_Task requirements_:
Can you pull out each line of the data below that includes the word "this"?

_Working data_:
........

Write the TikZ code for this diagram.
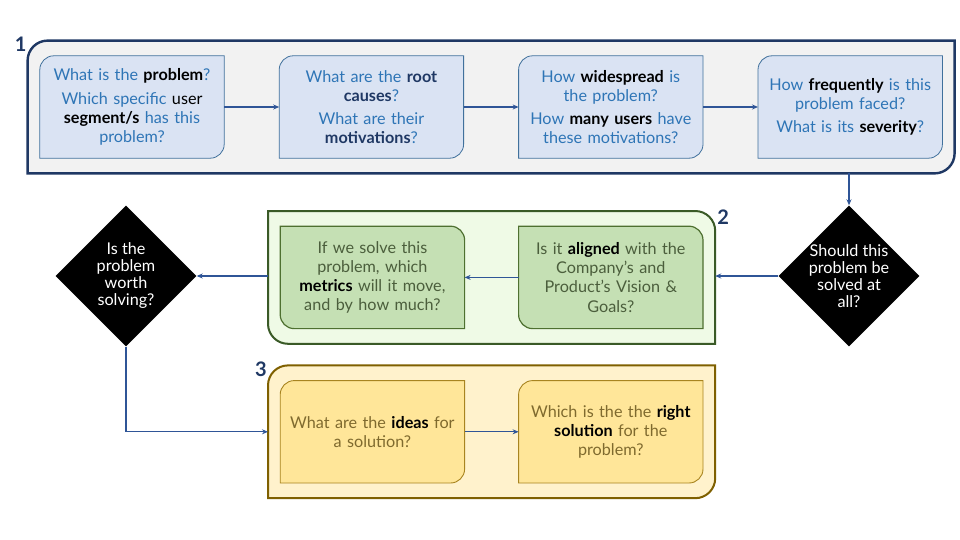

........

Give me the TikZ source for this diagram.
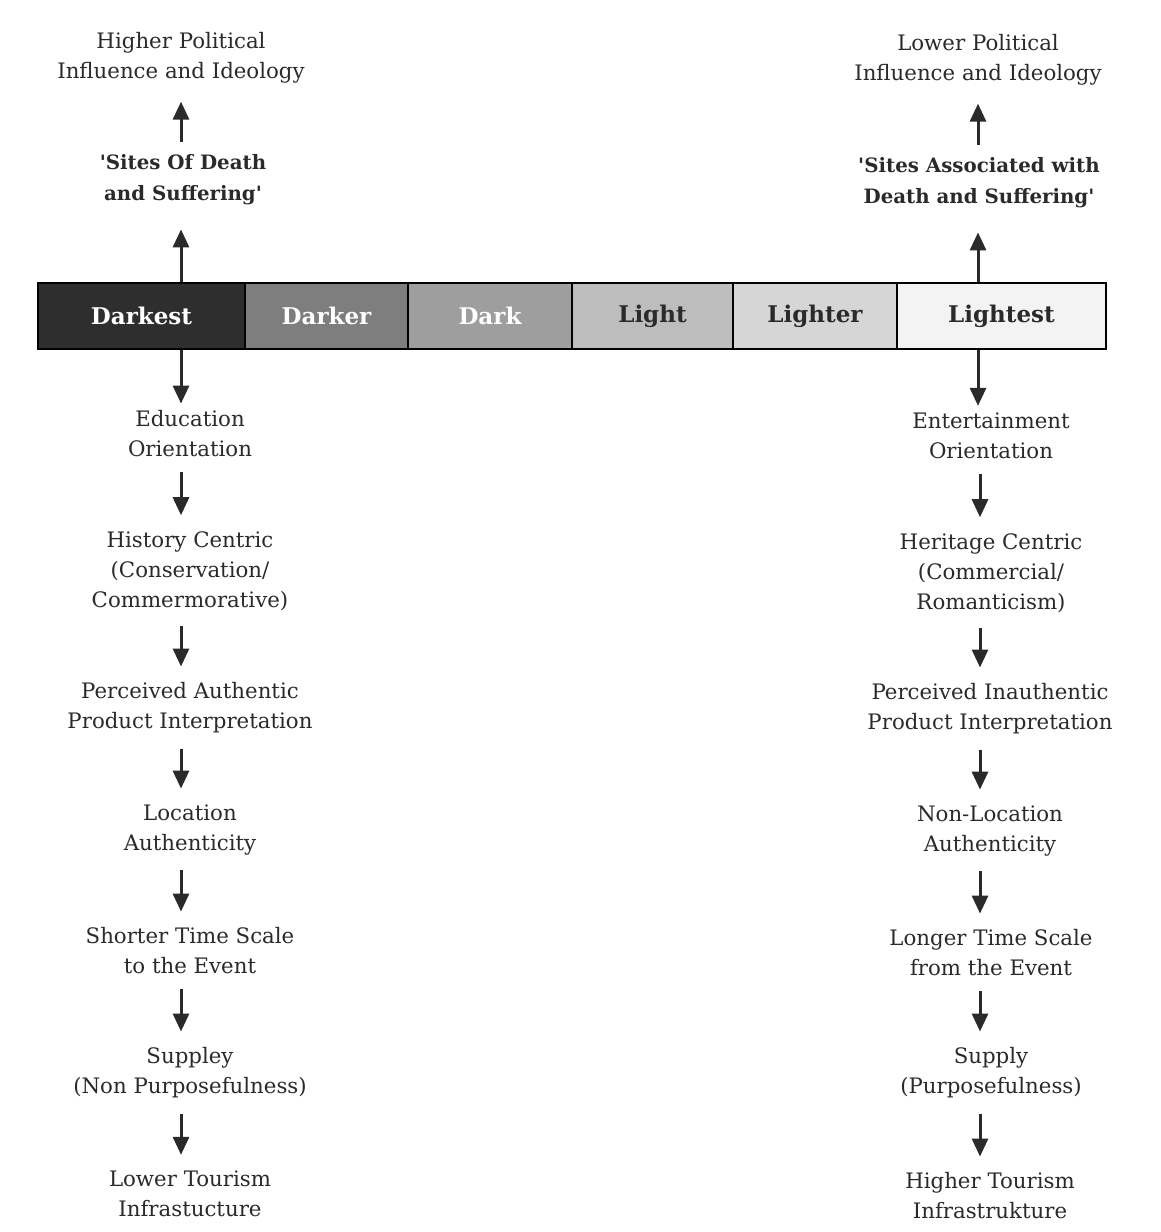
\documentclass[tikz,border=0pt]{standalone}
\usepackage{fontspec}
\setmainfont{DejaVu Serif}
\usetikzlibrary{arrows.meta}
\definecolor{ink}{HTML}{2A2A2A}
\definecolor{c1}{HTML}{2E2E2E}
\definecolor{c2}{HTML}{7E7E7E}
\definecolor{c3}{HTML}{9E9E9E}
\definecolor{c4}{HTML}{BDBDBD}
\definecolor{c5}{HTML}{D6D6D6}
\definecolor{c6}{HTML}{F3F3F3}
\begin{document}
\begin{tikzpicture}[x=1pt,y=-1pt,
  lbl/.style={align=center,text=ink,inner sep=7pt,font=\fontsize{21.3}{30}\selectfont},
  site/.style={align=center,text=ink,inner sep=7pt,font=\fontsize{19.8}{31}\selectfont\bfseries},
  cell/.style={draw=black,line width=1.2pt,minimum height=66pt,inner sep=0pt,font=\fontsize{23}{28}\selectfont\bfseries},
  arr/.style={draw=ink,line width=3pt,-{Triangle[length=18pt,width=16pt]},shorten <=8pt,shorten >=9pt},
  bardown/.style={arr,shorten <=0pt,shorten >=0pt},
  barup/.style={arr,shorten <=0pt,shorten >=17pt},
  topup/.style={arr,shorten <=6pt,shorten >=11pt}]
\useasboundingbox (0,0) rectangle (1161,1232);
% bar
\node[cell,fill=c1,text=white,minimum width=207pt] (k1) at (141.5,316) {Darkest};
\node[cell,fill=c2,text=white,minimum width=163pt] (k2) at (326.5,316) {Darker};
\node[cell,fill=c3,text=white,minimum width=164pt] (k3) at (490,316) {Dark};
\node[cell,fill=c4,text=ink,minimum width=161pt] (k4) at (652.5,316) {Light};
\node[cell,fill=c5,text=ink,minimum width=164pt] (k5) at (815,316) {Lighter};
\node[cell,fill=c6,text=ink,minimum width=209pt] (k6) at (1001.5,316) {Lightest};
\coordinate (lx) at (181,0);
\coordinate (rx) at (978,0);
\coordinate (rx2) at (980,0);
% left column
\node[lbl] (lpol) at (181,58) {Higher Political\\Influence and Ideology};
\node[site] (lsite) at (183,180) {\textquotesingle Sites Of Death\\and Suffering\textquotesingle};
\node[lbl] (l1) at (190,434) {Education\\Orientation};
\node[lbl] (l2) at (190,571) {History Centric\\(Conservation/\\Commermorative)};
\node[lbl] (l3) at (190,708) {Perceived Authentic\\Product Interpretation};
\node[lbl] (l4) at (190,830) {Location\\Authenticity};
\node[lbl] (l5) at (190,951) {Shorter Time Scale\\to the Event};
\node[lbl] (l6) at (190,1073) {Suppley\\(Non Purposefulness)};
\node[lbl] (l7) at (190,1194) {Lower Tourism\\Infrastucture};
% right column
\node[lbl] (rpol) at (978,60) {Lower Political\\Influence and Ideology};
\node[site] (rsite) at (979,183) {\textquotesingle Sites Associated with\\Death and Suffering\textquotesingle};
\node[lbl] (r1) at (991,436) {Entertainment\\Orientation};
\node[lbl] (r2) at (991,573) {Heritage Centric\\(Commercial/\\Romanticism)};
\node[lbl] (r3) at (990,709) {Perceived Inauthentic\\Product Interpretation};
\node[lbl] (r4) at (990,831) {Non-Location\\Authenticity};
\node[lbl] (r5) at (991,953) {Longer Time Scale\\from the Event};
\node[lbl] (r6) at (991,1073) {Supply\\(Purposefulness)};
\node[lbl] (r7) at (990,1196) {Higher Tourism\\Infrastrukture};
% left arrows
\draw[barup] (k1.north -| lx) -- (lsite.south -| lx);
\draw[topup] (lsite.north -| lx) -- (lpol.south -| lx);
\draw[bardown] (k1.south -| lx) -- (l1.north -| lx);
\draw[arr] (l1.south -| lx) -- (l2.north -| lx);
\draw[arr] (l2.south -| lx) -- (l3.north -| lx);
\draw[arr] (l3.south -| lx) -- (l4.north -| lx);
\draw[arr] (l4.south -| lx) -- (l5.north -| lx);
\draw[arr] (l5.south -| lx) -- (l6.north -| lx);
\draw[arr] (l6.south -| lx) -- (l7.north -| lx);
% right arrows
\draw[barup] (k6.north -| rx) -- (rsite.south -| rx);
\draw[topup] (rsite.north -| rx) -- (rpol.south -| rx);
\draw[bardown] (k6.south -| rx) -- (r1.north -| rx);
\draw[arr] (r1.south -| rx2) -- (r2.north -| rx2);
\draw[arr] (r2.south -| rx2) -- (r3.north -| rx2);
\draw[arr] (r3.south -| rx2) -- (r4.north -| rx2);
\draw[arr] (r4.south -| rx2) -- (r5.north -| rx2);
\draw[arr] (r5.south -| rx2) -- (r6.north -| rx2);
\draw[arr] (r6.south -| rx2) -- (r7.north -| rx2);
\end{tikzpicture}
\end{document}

........

_Response_:
Write the TikZ code for this diagram.
Give me the TikZ source for this diagram.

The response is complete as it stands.